The actors were more relaxed answering general questions and pushing off those that were more specific. One journalist brought up the subject of awards and how being so successful impacts each of them personally. “I mean, I think we were very fortunate, and it was very beautiful and very exciting,” Edebiri emphasized, “but I don’t think we make this with that in mind. And I think the chips will fall where they may, but I’m really proud of the work that we all continue to do.”
“I think what’s really nice,” White added, “and we talked a lot about this kind of going from Season 1 to Season 2, is we were really curious if we’d be able to find our own little bubble again after the first season had the success that it did. We were able to make Season 1 without any expectations whatsoever, and we were a little bit uncertain if we’d be able to kind of find that place again.
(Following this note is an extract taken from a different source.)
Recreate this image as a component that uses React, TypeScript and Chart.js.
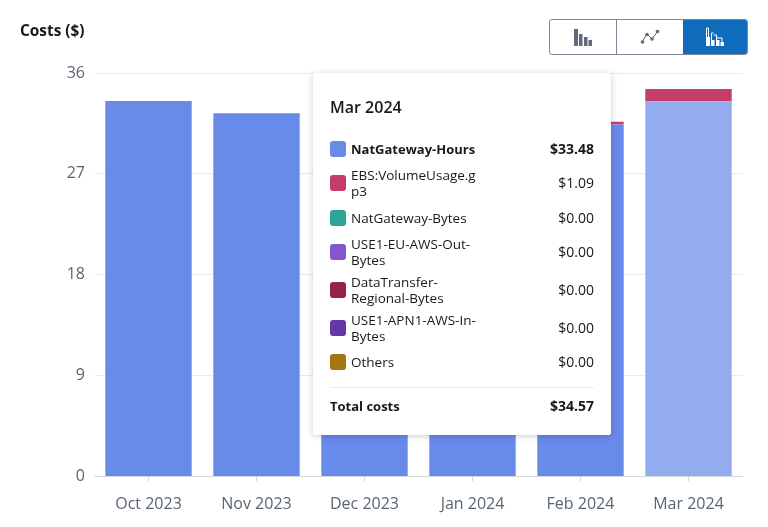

And I think we did in Season 2. And then I think that any of those feelings were kind of magnified after Season 2. And then again, I think we were able to kind of find that creative space with each other very separate from all of the other things, which I think we’re really lucky to be able to do over and over again.”
Translation: the show will probably cart off armloads of Emmys again.
One questioner wanted to know if the darkness of the show ever stayed with the actors and they took it home with them or were able to easily shake it off.
“I think on our show, it’s almost impossible to take that stuff home,” White said. “We’ve said it before, and we’ll continue to say it, but the set is such a joyful place. Everybody does care for each other so much. Everybody does laugh so frequently that even if you have to go to sort of a dark place in the morning, two hours later you’ll be hanging out and watching a scene and really laughing and enjoying the company. So I don;t know, for me, even if I tried to take it home, I think it would be hard.”
Edebiri agreed. “The show does have those moments, but it also has very light moments too,” she said. “Very beautiful moments, too. I think I take that with me more.”
“Also, you can find laughter in grief,” Moss-Bachrach noted. “I think this show has all of that. It overflows with all of these kinds of spectrums of behavior. And it also doesn’t behoove us to sort of live in that kind of heaviness, because it’s a very intense shoot. We were there for probably four months, I think, something like that, and you can’t maintain that for the whole time. You’d run out of energy. So we have to sort of protect it, leave it there, rest, and then come back and pick it back up.”
That said, the breakout success of “The Bear” puts added pressure on everyone’s shoulders, White believes.
“I mean, yeah, the pressure is very real,” he admitted. “I think prior to shooting Season 2 and especially Season 3, we’d just kind of come off the success of awards season, and I was very anxious. I knew the scripts were so strong and we had great opportunities, like we always do. So that pressure is real. But then after a couple of weeks of getting back around these guys and our beautiful crew, everything kind of falls back into place and it feels fun again and it all feels possible again.”